▶ [EXERCISE DETAILS] Return all entries word for word, but drop any images.

▶ [RECORDS PROVIDED]

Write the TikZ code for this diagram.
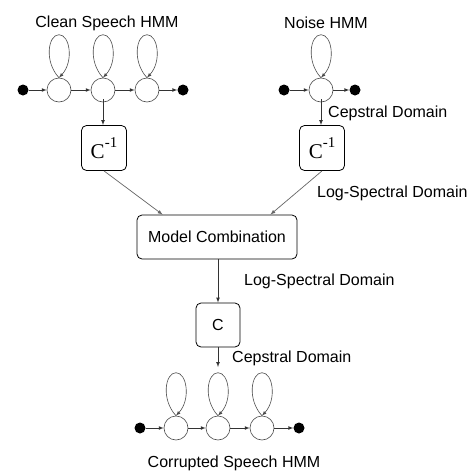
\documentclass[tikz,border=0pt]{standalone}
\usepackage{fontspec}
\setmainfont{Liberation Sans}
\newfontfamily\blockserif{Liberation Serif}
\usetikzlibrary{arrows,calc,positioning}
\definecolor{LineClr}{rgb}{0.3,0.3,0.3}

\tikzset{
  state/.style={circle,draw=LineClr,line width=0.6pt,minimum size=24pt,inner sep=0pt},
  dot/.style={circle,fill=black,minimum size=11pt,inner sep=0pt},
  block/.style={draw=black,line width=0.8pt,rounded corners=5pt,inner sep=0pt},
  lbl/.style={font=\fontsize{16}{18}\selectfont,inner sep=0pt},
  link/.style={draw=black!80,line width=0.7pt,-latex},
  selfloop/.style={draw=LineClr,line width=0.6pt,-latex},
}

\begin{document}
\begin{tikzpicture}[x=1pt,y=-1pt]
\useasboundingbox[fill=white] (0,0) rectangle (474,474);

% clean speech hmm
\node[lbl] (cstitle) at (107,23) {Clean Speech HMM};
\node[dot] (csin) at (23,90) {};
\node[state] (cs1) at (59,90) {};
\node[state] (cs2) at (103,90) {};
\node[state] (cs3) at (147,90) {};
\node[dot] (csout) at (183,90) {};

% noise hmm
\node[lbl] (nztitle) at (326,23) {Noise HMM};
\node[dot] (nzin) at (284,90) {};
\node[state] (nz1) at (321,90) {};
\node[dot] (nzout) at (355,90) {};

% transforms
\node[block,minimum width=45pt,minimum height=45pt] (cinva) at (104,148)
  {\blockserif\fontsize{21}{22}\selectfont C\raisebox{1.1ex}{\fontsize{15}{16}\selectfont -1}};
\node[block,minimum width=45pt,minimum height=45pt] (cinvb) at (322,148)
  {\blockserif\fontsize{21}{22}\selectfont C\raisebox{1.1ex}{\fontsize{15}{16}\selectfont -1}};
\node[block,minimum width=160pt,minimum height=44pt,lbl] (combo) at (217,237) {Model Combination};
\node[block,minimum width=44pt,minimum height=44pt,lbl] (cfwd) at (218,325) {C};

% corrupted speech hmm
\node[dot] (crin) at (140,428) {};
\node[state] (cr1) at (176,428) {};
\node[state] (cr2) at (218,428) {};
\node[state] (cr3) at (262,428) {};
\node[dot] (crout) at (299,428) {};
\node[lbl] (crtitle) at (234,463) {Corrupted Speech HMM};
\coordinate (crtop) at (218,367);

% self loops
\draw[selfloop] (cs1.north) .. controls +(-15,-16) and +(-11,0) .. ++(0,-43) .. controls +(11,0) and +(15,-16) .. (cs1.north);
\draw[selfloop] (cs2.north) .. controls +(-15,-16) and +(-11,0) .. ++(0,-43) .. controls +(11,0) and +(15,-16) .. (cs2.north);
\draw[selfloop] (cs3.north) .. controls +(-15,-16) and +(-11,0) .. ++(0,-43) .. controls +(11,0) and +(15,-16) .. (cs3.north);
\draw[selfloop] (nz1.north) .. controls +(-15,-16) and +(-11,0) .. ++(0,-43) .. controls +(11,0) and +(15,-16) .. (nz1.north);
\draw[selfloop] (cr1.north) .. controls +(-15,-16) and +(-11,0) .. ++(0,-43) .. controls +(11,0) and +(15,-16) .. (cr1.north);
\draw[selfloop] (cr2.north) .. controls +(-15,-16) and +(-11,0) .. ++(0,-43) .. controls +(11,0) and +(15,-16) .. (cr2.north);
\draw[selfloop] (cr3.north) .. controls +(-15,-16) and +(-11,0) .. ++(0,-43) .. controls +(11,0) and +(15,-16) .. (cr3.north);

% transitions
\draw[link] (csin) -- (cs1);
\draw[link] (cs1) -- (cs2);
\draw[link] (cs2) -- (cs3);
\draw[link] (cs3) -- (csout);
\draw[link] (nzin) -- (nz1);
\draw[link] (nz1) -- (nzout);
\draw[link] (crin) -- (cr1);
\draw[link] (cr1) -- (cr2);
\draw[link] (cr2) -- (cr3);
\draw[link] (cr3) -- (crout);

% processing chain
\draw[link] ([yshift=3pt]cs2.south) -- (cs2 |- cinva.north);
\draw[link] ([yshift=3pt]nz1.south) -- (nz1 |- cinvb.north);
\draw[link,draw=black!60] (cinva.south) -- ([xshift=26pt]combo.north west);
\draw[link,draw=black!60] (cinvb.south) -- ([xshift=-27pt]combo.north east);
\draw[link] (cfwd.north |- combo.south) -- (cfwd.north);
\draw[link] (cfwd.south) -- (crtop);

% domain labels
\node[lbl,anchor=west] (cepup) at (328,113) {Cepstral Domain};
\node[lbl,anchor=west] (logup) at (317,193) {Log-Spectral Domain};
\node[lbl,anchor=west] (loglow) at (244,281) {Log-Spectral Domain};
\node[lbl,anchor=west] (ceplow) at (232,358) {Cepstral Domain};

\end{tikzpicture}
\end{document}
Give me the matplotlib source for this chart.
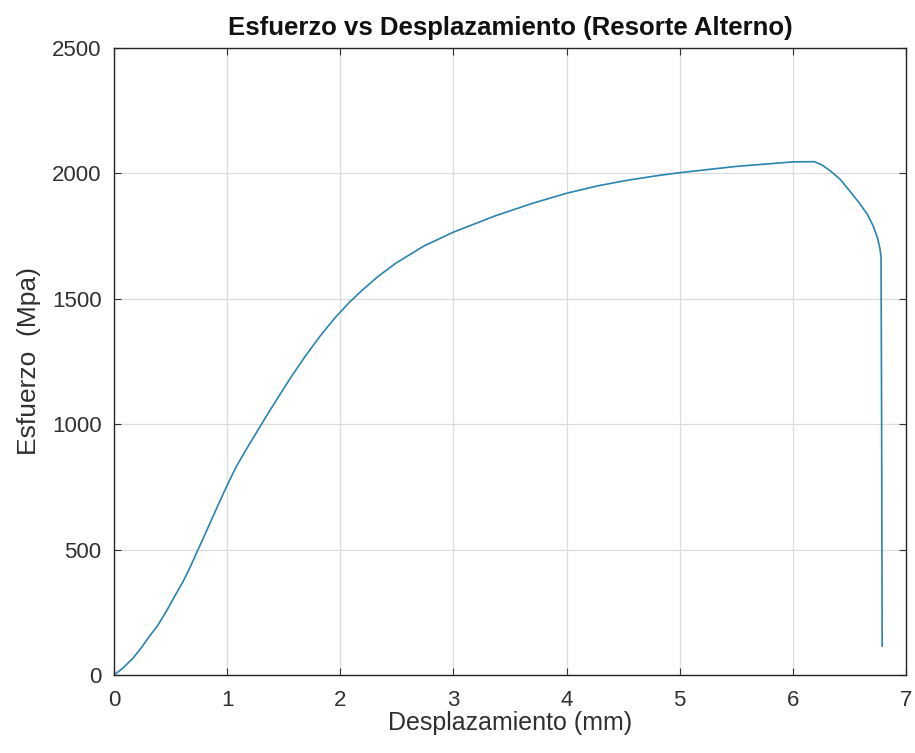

▶ [OUTPUT OF THE TASK]
Write the TikZ code for this diagram.
\documentclass[tikz,border=0pt]{standalone}
\usepackage{fontspec}
\setmainfont{Liberation Sans}
\newfontfamily\blockserif{Liberation Serif}
\usetikzlibrary{arrows,calc,positioning}
\definecolor{LineClr}{rgb}{0.3,0.3,0.3}

\tikzset{
  state/.style={circle,draw=LineClr,line width=0.6pt,minimum size=24pt,inner sep=0pt},
  dot/.style={circle,fill=black,minimum size=11pt,inner sep=0pt},
  block/.style={draw=black,line width=0.8pt,rounded corners=5pt,inner sep=0pt},
  lbl/.style={font=\fontsize{16}{18}\selectfont,inner sep=0pt},
  link/.style={draw=black!80,line width=0.7pt,-latex},
  selfloop/.style={draw=LineClr,line width=0.6pt,-latex},
}

\begin{document}
\begin{tikzpicture}[x=1pt,y=-1pt]
\useasboundingbox[fill=white] (0,0) rectangle (474,474);

% clean speech hmm
\node[lbl] (cstitle) at (107,23) {Clean Speech HMM};
\node[dot] (csin) at (23,90) {};
\node[state] (cs1) at (59,90) {};
\node[state] (cs2) at (103,90) {};
\node[state] (cs3) at (147,90) {};
\node[dot] (csout) at (183,90) {};

% noise hmm
\node[lbl] (nztitle) at (326,23) {Noise HMM};
\node[dot] (nzin) at (284,90) {};
\node[state] (nz1) at (321,90) {};
\node[dot] (nzout) at (355,90) {};

% transforms
\node[block,minimum width=45pt,minimum height=45pt] (cinva) at (104,148)
  {\blockserif\fontsize{21}{22}\selectfont C\raisebox{1.1ex}{\fontsize{15}{16}\selectfont -1}};
\node[block,minimum width=45pt,minimum height=45pt] (cinvb) at (322,148)
  {\blockserif\fontsize{21}{22}\selectfont C\raisebox{1.1ex}{\fontsize{15}{16}\selectfont -1}};
\node[block,minimum width=160pt,minimum height=44pt,lbl] (combo) at (217,237) {Model Combination};
\node[block,minimum width=44pt,minimum height=44pt,lbl] (cfwd) at (218,325) {C};

% corrupted speech hmm
\node[dot] (crin) at (140,428) {};
\node[state] (cr1) at (176,428) {};
\node[state] (cr2) at (218,428) {};
\node[state] (cr3) at (262,428) {};
\node[dot] (crout) at (299,428) {};
\node[lbl] (crtitle) at (234,463) {Corrupted Speech HMM};
\coordinate (crtop) at (218,367);

% self loops
\draw[selfloop] (cs1.north) .. controls +(-15,-16) and +(-11,0) .. ++(0,-43) .. controls +(11,0) and +(15,-16) .. (cs1.north);
\draw[selfloop] (cs2.north) .. controls +(-15,-16) and +(-11,0) .. ++(0,-43) .. controls +(11,0) and +(15,-16) .. (cs2.north);
\draw[selfloop] (cs3.north) .. controls +(-15,-16) and +(-11,0) .. ++(0,-43) .. controls +(11,0) and +(15,-16) .. (cs3.north);
\draw[selfloop] (nz1.north) .. controls +(-15,-16) and +(-11,0) .. ++(0,-43) .. controls +(11,0) and +(15,-16) .. (nz1.north);
\draw[selfloop] (cr1.north) .. controls +(-15,-16) and +(-11,0) .. ++(0,-43) .. controls +(11,0) and +(15,-16) .. (cr1.north);
\draw[selfloop] (cr2.north) .. controls +(-15,-16) and +(-11,0) .. ++(0,-43) .. controls +(11,0) and +(15,-16) .. (cr2.north);
\draw[selfloop] (cr3.north) .. controls +(-15,-16) and +(-11,0) .. ++(0,-43) .. controls +(11,0) and +(15,-16) .. (cr3.north);

% transitions
\draw[link] (csin) -- (cs1);
\draw[link] (cs1) -- (cs2);
\draw[link] (cs2) -- (cs3);
\draw[link] (cs3) -- (csout);
\draw[link] (nzin) -- (nz1);
\draw[link] (nz1) -- (nzout);
\draw[link] (crin) -- (cr1);
\draw[link] (cr1) -- (cr2);
\draw[link] (cr2) -- (cr3);
\draw[link] (cr3) -- (crout);

% processing chain
\draw[link] ([yshift=3pt]cs2.south) -- (cs2 |- cinva.north);
\draw[link] ([yshift=3pt]nz1.south) -- (nz1 |- cinvb.north);
\draw[link,draw=black!60] (cinva.south) -- ([xshift=26pt]combo.north west);
\draw[link,draw=black!60] (cinvb.south) -- ([xshift=-27pt]combo.north east);
\draw[link] (cfwd.north |- combo.south) -- (cfwd.north);
\draw[link] (cfwd.south) -- (crtop);

% domain labels
\node[lbl,anchor=west] (cepup) at (328,113) {Cepstral Domain};
\node[lbl,anchor=west] (logup) at (317,193) {Log-Spectral Domain};
\node[lbl,anchor=west] (loglow) at (244,281) {Log-Spectral Domain};
\node[lbl,anchor=west] (ceplow) at (232,358) {Cepstral Domain};

\end{tikzpicture}
\end{document}
Give me the matplotlib source for this chart.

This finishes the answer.